Nor has Kayian overcome the strong presumption that his trial counsel's strategic decisions were within the "wide range of professionally competent assistance." Strickland, 466 U.S. at 690. Specifically, the defendant points to his attorney's failure to (2) challenge the Las Vegas police department's forensic laboratory results indicating seized methamphetamine was 100.5% ± 4.7% pure, Gov. Ex. 8, ECF No. 732-2, and (3) request a fingerprint analysis, obtain expert witnesses, or hire investigators. But the government's proof of the defendant's guilt did not turn on either of those things. Regardless of the Las Vegas police department's results, the DEA's laboratory results verified that the purity of the methamphetamine was 94%. PSR 5, ECF No. 956. Moreover, there was substantial evidence that the defendant sent the packages which reasonably obviated the need to request fingerprint analysis. Indeed, "a particular decision not to investigate must be directly assessed for reasonableness in all the circumstances, applying a heavy measure of deference to counsel's judgments." Strickland, 466 U.S. at 691. Kayian has not shown that these tactical decisions were unreasonable given the facts at trial. See Stevens v. Warden, Md. Penitentiary, 382 F.2d 429 (4th Cir. 1967) (failure to call witness was tactical decision and not ineffective assistance of counsel).
C.
Finally, Kayian has neither factually supported his allegations that his counsel made procedural errors, nor has he shown how they likely prejudiced him. The defendant argues specifically that his trial counsel failed to (4) communicate effectively with him; (5) request exculpatory Brady material to use for impeaching witnesses; (6) object to errors and inconsistencies within the PSR; (7) move for acquittal; (8) object to the government's failure to bring a trial within seventy days as per the Speedy Trial Act; and (9) challenge the sufficiency of information to support warrants and wiretaps issued against him. Also, the defendant contends that (11) his appellate counsel failed to argue anything meritorious on appeal.

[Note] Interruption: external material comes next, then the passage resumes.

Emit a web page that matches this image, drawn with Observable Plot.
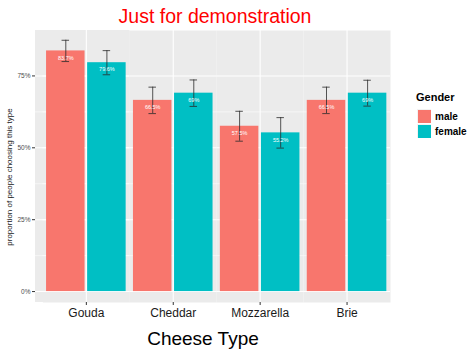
<!DOCTYPE html>
<html><head><meta charset="utf-8">
<script src="https://cdn.jsdelivr.net/npm/d3@7"></script>
<script src="https://cdn.jsdelivr.net/npm/@observablehq/plot@0.6"></script>
<style>
body{margin:0;background:#fff;font-family:"Liberation Sans",Arial,sans-serif;}
#c{position:relative;width:474px;height:357px;overflow:hidden}
.abs{position:absolute;white-space:nowrap;line-height:1}
</style>
</head><body><div id="c"></div>
<script>
const cheeses = ["Gouda", "Cheddar", "Mozzarella", "Brie"];
const genders = ["male", "female"];
const colors = ["#F8766D", "#00BFC4"];
const maleValues = [83.7, 66.5, 57.5, 66.5];
const femaleValues = [79.6, 69, 55.2, 69];
const maleErr = [3.7, 4.6, 5.2, 4.6];
const femaleErr = [4.2, 4.6, 5.3, 4.5];
const yTicks = [0, 25, 50, 75];
const yMinor = [12.5, 37.5, 62.5];
const title = "Just for demonstration";
const xTitle = "Cheese Type";
const yTitle = "proportion of people choosing this type";
const legendTitle = "Gender";

const data = [];
cheeses.forEach((c, i) => {
  data.push({cheese: c, gender: "male", value: maleValues[i], err: maleErr[i]});
  data.push({cheese: c, gender: "female", value: femaleValues[i], err: femaleErr[i]});
});
data.forEach(d => { d.lo = d.value - d.err; d.hi = d.value + d.err; d.label = d.value + "%"; });

const ext = 7.4; // left panel expansion (px) in first facet
const first = cheeses[0];
const majorFirst = yTicks.map(v => ({cheese: first, v}));
const minorFirst = yMinor.map(v => ({cheese: first, v}));

const plot = Plot.plot({
  width: 474, height: 357,
  marginTop: 30, marginBottom: 55, marginLeft: 35 + ext, marginRight: 84,
  style: {fontFamily: "Liberation Sans, Arial, sans-serif", background: "transparent"},
  fx: {domain: cheeses, paddingInner: 0, paddingOuter: 0, round: false, label: null},
  x: {domain: genders, paddingInner: 0.063, paddingOuter: 0.089, round: false, axis: null},
  y: {domain: [-3.8, 90.8], axis: null},
  color: {domain: genders, range: colors},
  marks: [
    Plot.frame({fill: "#EBEBEB", stroke: null}),
    Plot.rect([{cheese: first}], {fx: "cheese", fill: "#EBEBEB", insetLeft: -ext}),
    Plot.ruleY(yMinor, {stroke: "white", strokeWidth: 0.55}),
    Plot.ruleY(minorFirst, {fx: "cheese", y: "v", stroke: "white", strokeWidth: 0.55, insetLeft: -ext}),
    Plot.ruleY(yTicks, {stroke: "white", strokeWidth: 1.1}),
    Plot.ruleY(majorFirst, {fx: "cheese", y: "v", stroke: "white", strokeWidth: 1.1, insetLeft: -ext}),
    Plot.gridFx({stroke: "white", strokeOpacity: 1, strokeWidth: 1.1}),
    Plot.axisY({ticks: yTicks, tickFormat: d => d + "%", tickSize: 3, tickPadding: 2, fontSize: 6.5, color: "#4D4D4D", stroke: "#333", label: null, anchor: "left", dx: -ext}),
    Plot.axisFx({anchor: "bottom", tickSize: 3, tickPadding: 3, fontSize: 12, color: "#1a1a1a", stroke: "#333", label: null}),
    Plot.barY(data, {fx: "cheese", x: "gender", y: "value", fill: "gender"}),
    Plot.ruleX(data, {fx: "cheese", x: "gender", y1: "lo", y2: "hi", stroke: "#2b2b2b", strokeWidth: 0.8}),
    Plot.tickY(data, {fx: "cheese", x: "gender", y: "lo", stroke: "#2b2b2b", strokeWidth: 0.8, insetLeft: 15.5, insetRight: 15.5}),
    Plot.tickY(data, {fx: "cheese", x: "gender", y: "hi", stroke: "#2b2b2b", strokeWidth: 0.8, insetLeft: 15.5, insetRight: 15.5}),
    Plot.text(data, {fx: "cheese", x: "gender", y: "value", text: "label", fill: "white", fontSize: 5.5, dy: 7})
  ]
});

const c = document.getElementById("c");
c.appendChild(plot);

function addText(txt, css) {
  const d = document.createElement("div");
  d.className = "abs";
  d.textContent = txt;
  Object.assign(d.style, css);
  c.appendChild(d);
  return d;
}
addText(title, {left: "215px", top: "7px", transform: "translateX(-50%)", fontSize: "19.5px", color: "#FF0000"});
addText(xTitle, {left: "203px", top: "329px", transform: "translateX(-50%)", fontSize: "19px", color: "#000"});
addText(yTitle, {left: "10px", top: "177px", transform: "translate(-50%,-50%) rotate(-90deg)", fontSize: "8px", color: "#1a1a1a"});
addText(legendTitle, {left: "416px", top: "92px", fontSize: "11px", fontWeight: "bold", color: "#000"});
genders.forEach((g, i) => {
  const top = 109 + i * 15;
  const box = document.createElement("div");
  Object.assign(box.style, {position: "absolute", left: "417px", top: top + "px", width: "14px", height: "14px", background: "#F2F2F2"});
  const sw = document.createElement("div");
  Object.assign(sw.style, {position: "absolute", left: "0.5px", top: "0.5px", width: "13px", height: "13px", background: colors[i]});
  box.appendChild(sw);
  c.appendChild(box);
  addText(g, {left: "435px", top: (top + 2.5) + "px", fontSize: "10px", fontWeight: "bold", color: "#000"});
});
</script>
</body></html>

These allegations are wanting in detail. Moreover, these arguments are not likely to have altered the outcome of the proceedings. What did the trial counsel fail to communicate to Kayian that caused a different result at trial? Would a request for Brady material have yielded more than what the government had an affirmative obligation to disclose? What material errors exist in the Presentence Investigation Report? What evidence supported a motion for acquittal? Since Kayian waived his speedy trial rights, Waiver of Speedy Trial, ECF No. 175, does he allege that he waived without advice of counsel, or did so unknowingly or unintelligently? Lastly, how was information supporting warrants or wiretaps defective? These "vague and conclusory allegations contained in [the] § 2255 petition may be disposed of without further investigation." Dyess, 730 F.3d at 359. Kayian has not shown that these arguments would have altered the outcome of the proceedings given the "totality of the evidence" of his guilt. Strickland, 466 U.S. at 695.

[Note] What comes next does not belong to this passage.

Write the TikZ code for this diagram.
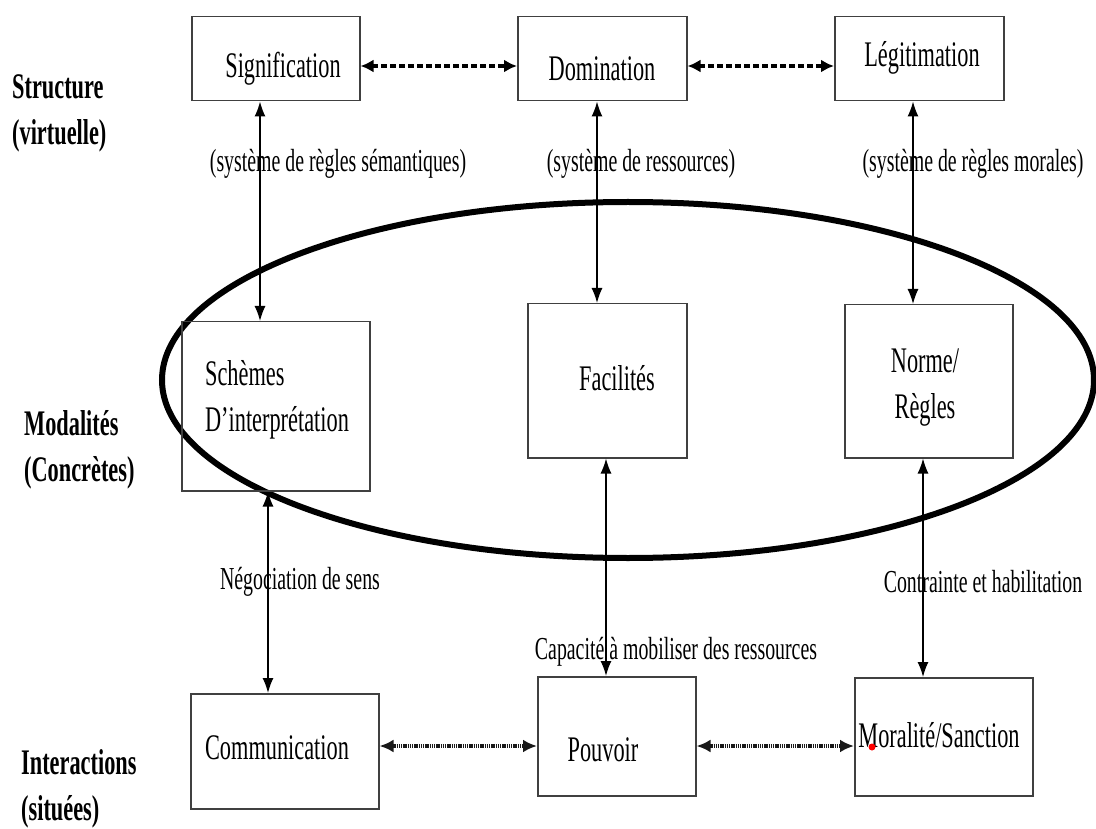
\documentclass[tikz,border=0pt]{standalone}
\usepackage{fontspec}
\setmainfont{Liberation Serif}[FakeStretch=0.62]
\usetikzlibrary{arrows.meta}
\begin{document}
\begin{tikzpicture}[x=1pt,y=-1pt,
  box/.style={draw=black!75, line width=1.5pt, inner sep=0pt, anchor=north west},
  lbl/.style={inner sep=0pt, font=\fontsize{36}{46}\selectfont, align=left},
  captxt/.style={inner sep=0pt, font=\fontsize{32}{40}\selectfont},
  side/.style={inner sep=0pt, anchor=west, font=\fontsize{36}{46}\selectfont\bfseries, align=left},
  varrow/.style={line width=1.4pt, {Latex[length=15pt,width=11pt]}-{Latex[length=15pt,width=11pt]}},
  darrow/.style={line width=3.4pt, dash pattern=on 6pt off 3pt, {Latex[length=13pt,width=13pt]}-{Latex[length=13pt,width=13pt]}},
  parrow/.style={line width=3.2pt, black!90, dash pattern=on 1.5pt off 0.7pt, {Latex[length=14pt,width=13pt]}-{Latex[length=14pt,width=13pt]}}
]
\useasboundingbox (0,0) rectangle (1096,829);
\fill[white] (0,0) rectangle (1096,829);

% ellipse
\draw[line width=6pt] (628,380) ellipse [x radius=466pt, y radius=178pt];

% boxes
\node[box, minimum width=168pt, minimum height=84pt] (sig) at (191,16) {};
\node[box, minimum width=169pt, minimum height=84pt] (dom) at (517,16) {};
\node[box, minimum width=169pt, minimum height=84pt] (leg) at (834,16) {};
\node[box, minimum width=188pt, minimum height=169pt] (sch) at (181,321) {};
\node[box, minimum width=159pt, minimum height=154pt] (fac) at (527,303) {};
\node[box, minimum width=168pt, minimum height=153pt] (nor) at (844,304) {};
\node[box, minimum width=188pt, minimum height=115pt] (com) at (190,693) {};
\node[box, minimum width=158pt, minimum height=119pt] (pou) at (537,676) {};
\node[box, minimum width=178pt, minimum height=118pt] (mor) at (854,677) {};

% box texts
\node[lbl] (tsig) at (283,69) {Signification};
\node[lbl] (tdom) at (602,69) {Domination};
\node[lbl] (tleg) at (922,58) {Légitimation};
\node[lbl] (tsch) at (277,400) {Schèmes\\D’interprétation};
\node[lbl] (tfac) at (617,378) {Facilités};
\node[lbl, align=center] (tnor) at (925,388) {Norme/\\Règles};
\node[lbl] (tcom) at (277,748) {Communication};
\node[lbl] (tpou) at (603,750) {Pouvoir};
\node[lbl] (tmor) at (939,735) {Moralité/Sanction};

% side labels
\node[side] (s1) at (12,113) {Structure\\(virtuelle)};
\node[side] (s2) at (24,450) {Modalités\\(Concrètes)};
\node[side] (s3) at (21,789) {Interactions\\(situées)};

% captions
\node[captxt] (c1) at (338,164) {(système de règles sémantiques)};
\node[captxt] (c2) at (641,164) {(système de ressources)};
\node[captxt] (c3) at (973,164) {(système de règles morales)};
\node[captxt] (c4) at (300,582) {Négociation de sens};
\node[captxt] (c5) at (676,652) {Capacité à mobiliser des ressources};
\node[captxt] (c6) at (983,582) {Contrainte et habilitation};

% vertical arrows
\draw[varrow] (sig.south -| 260,0) -- (sch.north -| 260,0);
\draw[varrow] (dom.south -| 597,0) -- (fac.north -| 597,0);
\draw[varrow] (leg.south -| 913,0) -- (nor.north -| 913,0);
\draw[varrow] (sch.south -| 268,0) -- (com.north -| 268,0);
\draw[varrow] (fac.south -| 606,0) -- (pou.north -| 606,0);
\draw[varrow] (nor.south -| 923,0) -- (mor.north -| 923,0);

% horizontal arrows
\draw[darrow] (sig.east |- 0,66) -- (dom.west |- 0,66);
\draw[darrow] (dom.east |- 0,66) -- (leg.west |- 0,66);
\draw[parrow] (com.east |- 0,746) -- (pou.west |- 0,746);
\draw[parrow] (pou.east |- 0,746) -- (mor.west |- 0,746);

% red dot
\fill[red] (872,747) circle (3.5pt);
\end{tikzpicture}
\end{document}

Kayian has not shown (10) that there were any sentencing enhancements that were properly the province of the jury and were not so decided by it.
The jury in its verdict, ECF No. 789, determined the quantity of methamphetamine attributable to Kayian. --------
IV.
For these reasons, the United States' motion to dismiss will be granted and the § 2255 motion will be dismissed. A separate final order will be entered herewith.